▶ [Instructions for the task] Pictures are to be left out. Copy exactly the lines from the one containing "Give me the Plotly source for this chart." to the one containing "other_pct = [22, 14, 6, 14]", both ends kept.

──────── Dataset excerpts ────────

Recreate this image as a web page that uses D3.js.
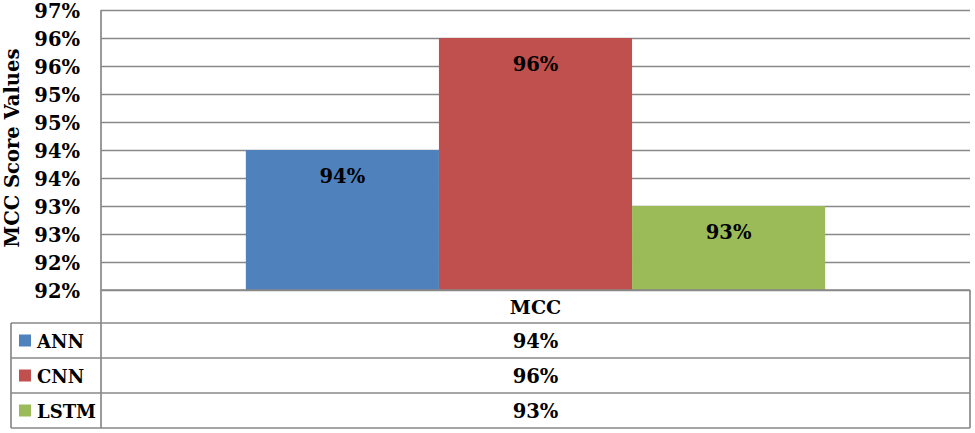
<!DOCTYPE html>
<html><head><meta charset="utf-8">
<script src="https://cdn.jsdelivr.net/npm/d3@7"></script>
<style>
html,body{margin:0;padding:0;background:#fff;}
svg text{font-family:"DejaVu Serif",serif;font-weight:bold;fill:#000;}
</style></head>
<body><svg id="c" width="975" height="433"></svg>
<script>
const categories = ["MCC"];
const seriesNames = ["ANN", "CNN", "LSTM"];
const seriesValues = [0.94, 0.96, 0.93];
const valueLabels = ["94%", "96%", "93%"];
const colors = ["#4F81BD", "#C0504D", "#9BBB59"];
const tickValues = [0.915, 0.92, 0.925, 0.93, 0.935, 0.94, 0.945, 0.95, 0.955, 0.96, 0.965];
const tickLabels = ["92%", "92%", "93%", "93%", "94%", "94%", "95%", "95%", "96%", "96%", "97%"];
const yTitle = "MCC Score Values";

(function () {
const svg = d3.select("#c");
const pL = 101, pR = 970, pT = 10, pB = 290;
const rowH = 35;
const grid = "#898989";

const y = d3.scaleLinear().domain([0.915, 0.965]).range([pB, pT]);
const x0 = d3.scaleBand().domain(categories).range([pL, pR]).paddingInner(0).paddingOuter(0);
const x1 = d3.scaleBand().domain(seriesNames).range([0, x0.bandwidth()]).paddingInner(0).paddingOuter(0.75);

// gridlines
svg.append("g").selectAll("line").data(tickValues).join("line")
  .attr("x1", pL).attr("x2", pR)
  .attr("y1", d => Math.round(y(d)) + 0.5).attr("y2", d => Math.round(y(d)) + 0.5)
  .attr("stroke", grid).attr("stroke-width", 1.7);

// y axis labels
const yAxis = d3.axisLeft(y).tickValues(tickValues).tickFormat((d, i) => tickLabels[i]).tickSize(0).tickPadding(21);
const ga = svg.append("g").attr("transform", `translate(${pL},0)`).call(yAxis);
ga.select(".domain").remove();
ga.selectAll("text").style("font-size", "19.5px").style("font-family", "DejaVu Serif").style("font-weight", "bold").attr("dy", "0.36em");

// bars
const bars = svg.append("g");
seriesNames.forEach((s, i) => {
  const bx = x0("MCC") + x1(s);
  bars.append("rect")
    .attr("x", bx).attr("y", y(seriesValues[i]))
    .attr("width", x1.bandwidth()).attr("height", y(0.915) - y(seriesValues[i]))
    .attr("fill", colors[i]);
  bars.append("text")
    .attr("x", bx + x1.bandwidth() / 2).attr("y", y(seriesValues[i]) + 33)
    .attr("text-anchor", "middle").style("font-size", "19.5px")
    .text(valueLabels[i]);
});

// y axis title
svg.append("text")
  .attr("transform", `translate(19,148) rotate(-90)`)
  .attr("text-anchor", "middle").style("font-size", "19.5px")
  .text(yTitle);

// data table
const tb = svg.append("g").attr("fill", "none").attr("stroke", grid).attr("stroke-width", 1.7);
const tTop = pB, h0 = 33;
const rowsY = seriesNames.map((s, i) => tTop + h0 + i * rowH);
const tBottom = tTop + h0 + seriesNames.length * rowH;
tb.append("line").attr("x1", pL).attr("x2", pL).attr("y1", pT).attr("y2", tBottom);
tb.append("line").attr("x1", pR).attr("x2", pR).attr("y1", tTop).attr("y2", tBottom);
tb.append("line").attr("x1", pL).attr("x2", pR).attr("y1", tTop).attr("y2", tTop);
tb.append("line").attr("x1", 11).attr("x2", 11).attr("y1", rowsY[0]).attr("y2", tBottom);
rowsY.concat([tBottom]).forEach(ry => {
  tb.append("line").attr("x1", 11).attr("x2", pR).attr("y1", ry).attr("y2", ry);
});

const cx = x0("MCC") + x0.bandwidth() / 2;
svg.append("text").attr("x", cx).attr("y", tTop + h0 / 2 + 7)
  .attr("text-anchor", "middle").style("font-size", "19px").text(categories[0]);
seriesNames.forEach((s, i) => {
  const ry = rowsY[i] + rowH / 2;
  svg.append("text").attr("x", cx).attr("y", ry + 7)
    .attr("text-anchor", "middle").style("font-size", "19.5px").text(valueLabels[i]);
  svg.append("rect").attr("x", 19).attr("y", ry - 6).attr("width", 12).attr("height", 12).attr("fill", colors[i]);
  svg.append("text").attr("x", 37).attr("y", ry + 7).style("font-size", "18px").text(s);
});
})();
</script></body></html>
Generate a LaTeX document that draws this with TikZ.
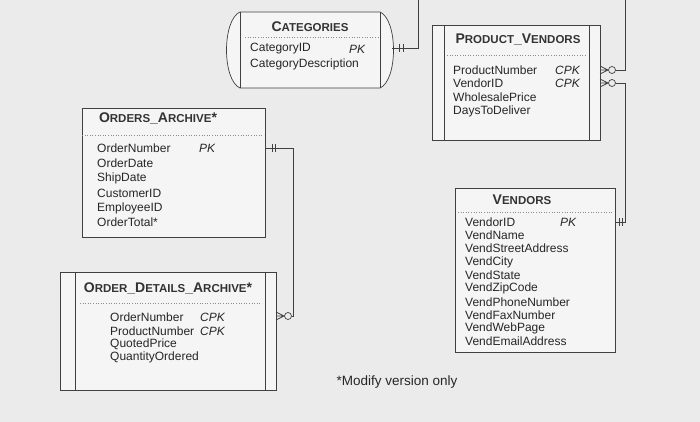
\documentclass[tikz,border=0pt]{standalone}
\usepackage{fontspec}
\setmainfont{Liberation Sans}
\newcommand{\sccaps}[1]{{\fontsize{11.5}{13}\selectfont #1}}
\begin{document}
\begin{tikzpicture}[x=1pt,y=-1pt,
  ln/.style={draw=black!75,line width=0.7pt},
  box/.style={ln,fill=black!4,rectangle,inner sep=0pt,anchor=north west},
  tt/.style={font=\fontsize{14}{16}\selectfont\bfseries,text=black!80},
  fld/.style={font=\fontsize{12}{14}\selectfont,text=black!85,anchor=west,inner sep=0pt},
  key/.style={font=\fontsize{12}{14}\selectfont\itshape,text=black!85,anchor=west,inner sep=0pt},
  dot/.style={draw=black!45,dotted,line width=0.6pt}]
\fill[black!8] (0,0) rectangle (700,422);
\useasboundingbox (0,0) rectangle (700,422);
% CATEGORIES
\draw[ln,fill=black!4] (240,12) -- (380,12) .. controls (398,20) and (398,80) .. (380,88) -- (240,88) .. controls (222,80) and (222,20) .. (240,12) -- cycle;
\draw[ln] (240,12) -- (240,88) (380,12) -- (380,88);
\node[tt] (cat) at (310,27) {C\sccaps{ATEGORIES}};
\draw[dot] (245,37) -- (378,37);
\node[fld] at (250,49) {CategoryID};
\node[key] at (349,49) {PK};
\node[fld] at (250,64) {CategoryDescription};
\coordinate (catR) at (392,48);
% PRODUCT_VENDORS
\node[box,minimum width=168pt,minimum height=115pt] (pv) at (432,25) {};
\draw[ln] (444,25) -- (444,140) (589,25) -- (589,140);
\node[tt] at (518,40) {P\sccaps{RODUCT}\_V\sccaps{ENDORS}};
\draw[dot] (447,55) -- (587,55);
\node[fld] at (453,70) {ProductNumber};
\node[key] at (555,70) {CPK};
\node[fld] at (453,83) {VendorID};
\node[key] at (555,83) {CPK};
\node[fld] at (453,97) {WholesalePrice};
\node[fld] at (453,111) {DaysToDeliver};
% ORDERS_ARCHIVE
\node[box,minimum width=183pt,minimum height=129pt] (oa) at (82,108) {};
\node[tt] at (158,118) {O\sccaps{RDERS}\_A\sccaps{RCHIVE}*};
\draw[dot] (82,135) -- (264,135);
\node[fld] at (97,148) {OrderNumber};
\node[key] at (199,148) {PK};
\node[fld] at (97,163) {OrderDate};
\node[fld] at (97,178) {ShipDate};
\node[fld] at (97,193) {CustomerID};
\node[fld] at (97,208) {EmployeeID};
\node[fld] at (97,222) {OrderTotal*};
% ORDER_DETAILS_ARCHIVE
\node[box,minimum width=216pt,minimum height=118pt] (od) at (60,272) {};
\draw[ln] (75,272) -- (75,390) (265,272) -- (265,390);
\node[tt] at (168,288) {O\sccaps{RDER}\_D\sccaps{ETAILS}\_A\sccaps{RCHIVE}*};
\draw[dot] (80,303) -- (262,303);
\node[fld] at (110,317) {OrderNumber};
\node[key] at (200,317) {CPK};
\node[fld] at (110,331) {ProductNumber};
\node[key] at (200,331) {CPK};
\node[fld] at (110,344) {QuotedPrice};
\node[fld] at (110,357) {QuantityOrdered};
% VENDORS
\node[box,minimum width=160pt,minimum height=164pt] (v) at (455,188) {};
\node[tt] at (522,200) {V\sccaps{ENDORS}};
\draw[dot] (458,212) -- (613,212);
\node[fld] at (465,222) {VendorID};
\node[key] at (560,222) {PK};
\foreach \t [count=\i] in {VendName,VendStreetAddress,VendCity,VendState,VendZipCode,VendPhoneNumber,VendFaxNumber,VendWebPage,VendEmailAddress}
  \node[fld] at (465,222+13.3*\i) {\t};
% connectors
\coordinate (topA) at (418,0);
\coordinate (topB) at (625,0);
\draw[ln] (catR) -- (418,48) -- (topA);
\draw[ln] (399,44) -- (399,52) (403,44) -- (403,52);
\draw[ln] (600,66) -- (608,70) (600,70) -- (608,70) (600,74) -- (608,70);
\draw[ln] (612,70) circle (3.5);
\draw[ln] (615.5,70) -- (625,70) -- (topB);
\draw[ln] (600,79) -- (608,83) (600,83) -- (608,83) (600,87) -- (608,83);
\draw[ln] (612,83) circle (3.5);
\draw[ln] (615.5,83) -- (625,83) -- (625,222) -- (v.north east |- 0,222);
\draw[ln] (619,218) -- (619,226) (622,218) -- (622,226);
\draw[ln] (oa.north east |- 0,148) -- (293,148) -- (293,316) -- (291.5,316);
\draw[ln] (272,144) -- (272,152) (275,144) -- (275,152);
\draw[ln] (288,316) circle (3.5);
\draw[ln] (276,312) -- (284,316) (276,316) -- (284,316) (276,320) -- (284,316);
\node[font=\fontsize{13.5}{15}\selectfont,text=black!85] (note) at (397,382) {*Modify version only};
\end{tikzpicture}
\end{document}
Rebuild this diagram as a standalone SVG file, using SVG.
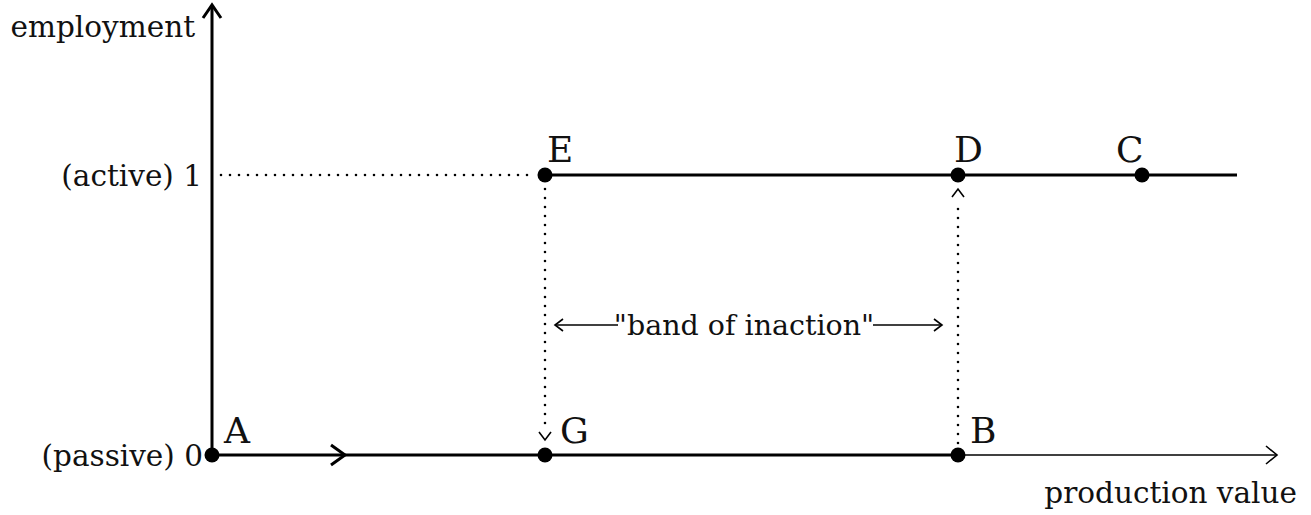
<svg xmlns="http://www.w3.org/2000/svg" width="1311" height="515" viewBox="0 0 1311 515">
<style>
text{font-family:"DejaVu Serif","Liberation Serif",serif;fill:#111}
.t{font-size:29.5px}
.b{font-size:28.5px}
.l{font-size:36px}
.ax{stroke:#000;stroke-width:3;fill:none}
.thin{stroke:#000;stroke-width:1.6;fill:none}
.dot{stroke:#000;stroke-width:2.6;stroke-dasharray:0 9;stroke-linecap:round;fill:none}
.pt{fill:#000}
</style>
<rect width="1311" height="515" fill="#fff"/>
<g id="connectors">
<line class="ax" x1="212" y1="455" x2="212" y2="6"/>
<path class="ax" d="M203 18 L212 5 L221 18"/>
<line class="ax" x1="212" y1="455" x2="958" y2="455"/>
<line class="thin" x1="958" y1="455" x2="1276" y2="455"/>
<path class="thin" d="M1266 446 L1277 455 L1266 464"/>
<path class="ax" d="M331 445 L345 455 L331 465"/>
<line class="ax" x1="545" y1="175" x2="1237" y2="175"/>
<line class="dot" x1="221" y1="175" x2="536" y2="175"/>
<line class="dot" x1="545" y1="189" x2="545" y2="432"/>
<path class="thin" d="M539 432 L545 440 L551 432"/>
<line class="dot" x1="958" y1="443" x2="958" y2="200"/>
<path class="thin" d="M952 197 L958 189 L964 197"/>
<line class="thin" x1="555" y1="325" x2="618" y2="325"/>
<path class="thin" d="M563 319 L555 325 L563 331"/>
<line class="thin" x1="873" y1="325" x2="942" y2="325"/>
<path class="thin" d="M934 319 L942 325 L934 331"/>
</g>
<g id="A"><circle class="pt" cx="212" cy="455" r="7.5"/><text class="l" x="224" y="443">A</text></g>
<g id="G"><circle class="pt" cx="545" cy="455" r="7.5"/><text class="l" x="560" y="443">G</text></g>
<g id="B"><circle class="pt" cx="958" cy="455" r="7.5"/><text class="l" x="970" y="443">B</text></g>
<g id="E"><circle class="pt" cx="545" cy="175" r="7.5"/><text class="l" x="547" y="162">E</text></g>
<g id="D"><circle class="pt" cx="958" cy="175" r="7.5"/><text class="l" x="954" y="162">D</text></g>
<g id="C"><circle class="pt" cx="1142" cy="175" r="7.5"/><text class="l" x="1116" y="162">C</text></g>
<g id="labels">
<text class="t" x="195" y="37" text-anchor="end">employment</text>
<text class="t" x="202" y="186" text-anchor="end">(active) 1</text>
<text class="t" x="203" y="466" text-anchor="end">(passive) 0</text>
<text class="t" x="1297" y="503" text-anchor="end">production value</text>
<text class="b" x="744" y="335" text-anchor="middle">"band of inaction"</text>
</g>
</svg>
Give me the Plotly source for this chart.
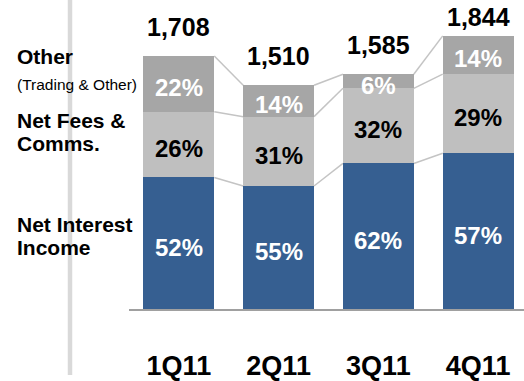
import plotly.graph_objects as go

# Revenue mix by quarter
quarters = ["1Q11", "2Q11", "3Q11", "4Q11"]
totals = [1708, 1510, 1585, 1844]
nii_pct = [52, 55, 62, 57]
fees_pct = [26, 31, 32, 29]
other_pct = [22, 14, 6, 14]

series_names = ["Net Interest Income", "Net Fees & Comms.", "Other"]
series_pct = [nii_pct, fees_pct, other_pct]
colors = ["#365F91", "#BFBFBF", "#A6A6A6"]
label_colors = ["white", "black", "white"]

FONT = "Liberation Sans, Arial, sans-serif"
W, H = 524, 381
M_L, M_B = 129, 67
Y_MAX = 2086
BAR_W = 0.71
X_RANGE = [-0.5, 3.46]

x = list(range(len(quarters)))
px_per_unit = (H - M_B) / Y_MAX

fig = go.Figure()

# stacked segments (values derived from total x share)
seg_values = [[t * p / 100 for t, p in zip(totals, pcts)] for pcts in series_pct]
for name, vals, col in zip(series_names, seg_values, colors):
    fig.add_trace(go.Bar(
        x=x, y=vals, name=name, width=BAR_W,
        marker=dict(color=col, line=dict(width=0)),
        hoverinfo="skip",
    ))

# cumulative boundaries for connectors and label placement
bottoms = [[0.0] * len(x)]
for vals in seg_values:
    bottoms.append([b + v for b, v in zip(bottoms[-1], vals)])

shapes = []
for level in bottoms[1:]:
    for i in range(len(x) - 1):
        shapes.append(dict(
            type="line", xref="x", yref="y",
            x0=x[i] + BAR_W / 2, y0=level[i],
            x1=x[i + 1] - BAR_W / 2, y1=level[i + 1],
            line=dict(color="#C4C4C4", width=1.5), layer="below",
        ))

# vertical divider on the left
shapes.append(dict(
    type="line", xref="paper", yref="paper",
    x0=-(M_L - 70) / (W - M_L), x1=-(M_L - 70) / (W - M_L),
    y0=-M_B / (H - M_B), y1=1.0,
    line=dict(color="#D9D9D9", width=4.5), layer="below",
))

annotations = []
# percentage labels inside each segment
for s, (pcts, vals) in enumerate(zip(series_pct, seg_values)):
    for i in x:
        annotations.append(dict(
            x=x[i], y=bottoms[s][i] + vals[i] / 2, xref="x", yref="y",
            text=f"<b>{pcts[i]}%</b>", showarrow=False,
            font=dict(family=FONT, size=24, color=label_colors[s]),
            yanchor="middle", yshift=-4,
        ))

# totals above bars, kept inside the canvas
for i in x:
    top_px = (Y_MAX - totals[i]) * px_per_unit
    lift = min(29, top_px - 18)
    annotations.append(dict(
        x=x[i], y=totals[i], xref="x", yref="y",
        text=f"<b>{totals[i]:,}</b>", showarrow=False,
        font=dict(family=FONT, size=25, color="black"),
        yanchor="middle", yshift=lift,
    ))

# series captions on the left
def px_to_paper(py):
    return (H - M_B - py) / (H - M_B)

captions = [
    ("<b>Other</b>", 57, 21),
    ("(Trading & Other)", 86, 15.5),
    ("<b>Net Fees &</b>", 122, 21),
    ("<b>Comms.</b>", 146, 21),
    ("<b>Net Interest</b>", 228, 21),
    ("<b>Income</b>", 252, 21),
]
for text, py, size in captions:
    annotations.append(dict(
        x=-(M_L - 15) / (W - M_L), y=px_to_paper(py), xref="paper", yref="paper",
        text=text, showarrow=False, xanchor="left", yanchor="middle",
        font=dict(family=FONT, size=size, color="black"),
    ))

fig.update_layout(
    width=W, height=H, barmode="stack", showlegend=False,
    margin=dict(l=M_L, r=0, t=0, b=M_B, pad=0),
    paper_bgcolor="white", plot_bgcolor="white",
    shapes=shapes, annotations=annotations,
    bargap=0,
    xaxis=dict(
        range=X_RANGE, tickmode="array", tickvals=x,
        ticktext=[f"<b>{q}</b>" for q in quarters],
        tickfont=dict(family=FONT, size=27, color="black"),
        showline=True, linecolor="#A0A0A0", linewidth=1.5,
        ticks="outside", ticklen=32, tickcolor="rgba(0,0,0,0)",
        showgrid=False, zeroline=False, fixedrange=True,
    ),
    yaxis=dict(
        range=[0, Y_MAX], visible=False, showgrid=False,
        zeroline=False, fixedrange=True,
    ),
)

fig.write_html("out.html", config={"displayModeBar": False})
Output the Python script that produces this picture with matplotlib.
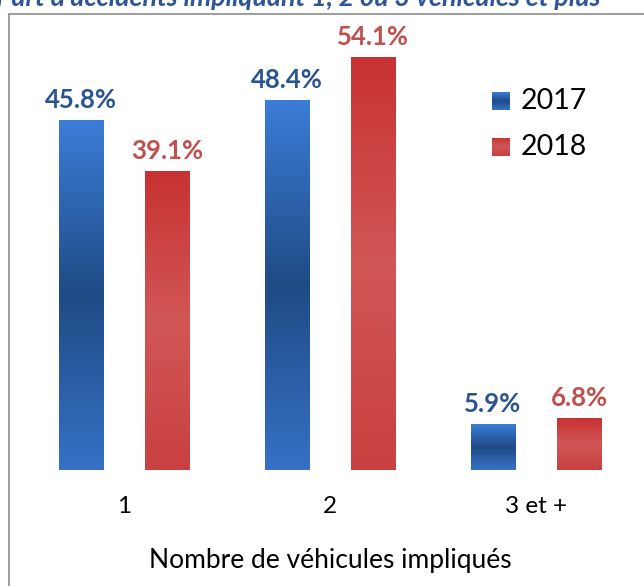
import numpy as np
import matplotlib
matplotlib.use("Agg")
from matplotlib import pyplot as plt
from matplotlib.colors import LinearSegmentedColormap
from matplotlib.patches import Rectangle

categories = ["1", "2", "3 et +"]
years = ["2017", "2018"]
values_2017 = [45.8, 48.4, 5.9]
values_2018 = [39.1, 54.1, 6.8]
title = "Part d'accidents impliquant 1, 2 ou 3 véhicules et plus"
xlabel = "Nombre de véhicules impliqués"

plt.rcParams['font.family'] = ['Lato', 'DejaVu Sans']

blue_cmap = LinearSegmentedColormap.from_list('b', ['#3b7dd8', '#1f4b85', '#3671c6'])
red_cmap = LinearSegmentedColormap.from_list('r', ['#c83232', '#d15656', '#c94040'])
label_colors = ['#2a5592', '#c0504d']


def gradient_bar(ax, x, h, w, cmap):
    grad = np.linspace(0, 1, 256).reshape(-1, 1)
    ax.imshow(grad, cmap=cmap, aspect='auto', extent=[x - w / 2, x + w / 2, 0, h],
              origin='upper', zorder=2)


fig = plt.figure(figsize=(6.44, 5.86), dpi=100)
W, H = 644, 586

# outer chart border
fig.patches.append(Rectangle((9 / W, -0.05), 1.1, (H - 14) / H + 0.05, transform=fig.transFigure,
                             fill=False, edgecolor='#8c8c8c', linewidth=1.2))
# title is cropped at the top of the original picture
fig.text(-4 / W, 1.0 - 6 / H, title, color='#2f5597', fontsize=19.3, fontweight='bold',
         fontstyle='italic', ha='left', va='baseline')

ax = fig.add_axes([20 / W, (H - 470) / H, 620 / W, (470 - 13) / H])
ax.set_xlim(-0.505, 2.505)
ax.set_ylim(0, 59.9)
ax.axis('off')

w = 0.214
off = 0.21
xs = np.arange(len(categories))
for series, vals, cmap, lc in zip(years, [values_2017, values_2018], [blue_cmap, red_cmap], label_colors):
    sign = -1 if series == years[0] else 1
    for x, v in zip(xs, vals):
        gradient_bar(ax, x + sign * off, v, w, cmap)
        ax.text(x + sign * off, v + 2.7, f"{v}%", ha='center', va='center',
                color=lc, fontsize=18.5, fontweight='bold')

for x, c in zip(xs, categories):
    ax.text(x, -4.8, c, ha='center', va='center', fontsize=17.5, color='black', clip_on=False)
ax.text(1.0, -11.8, xlabel, ha='center', va='center', fontsize=19, color='black', clip_on=False)

# legend
for i, (yr, cmap) in enumerate(zip(years, [blue_cmap, red_cmap])):
    ly = 101 + 46 * i
    grad = np.linspace(0, 1, 64).reshape(-1, 1)
    lax = fig.add_axes([492 / W, (H - ly - 9) / H, 18 / W, 18 / H])
    lax.imshow(grad, cmap=cmap, aspect='auto')
    lax.axis('off')
    fig.text(521 / W, (H - ly) / H, yr, fontsize=20.5, color='black', va='center', ha='left')

fig.savefig('out.png', dpi=100)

────────

▶ [Reply to the task]
Give me the Plotly source for this chart.
import plotly.graph_objects as go

# Revenue mix by quarter
quarters = ["1Q11", "2Q11", "3Q11", "4Q11"]
totals = [1708, 1510, 1585, 1844]
nii_pct = [52, 55, 62, 57]
fees_pct = [26, 31, 32, 29]
other_pct = [22, 14, 6, 14]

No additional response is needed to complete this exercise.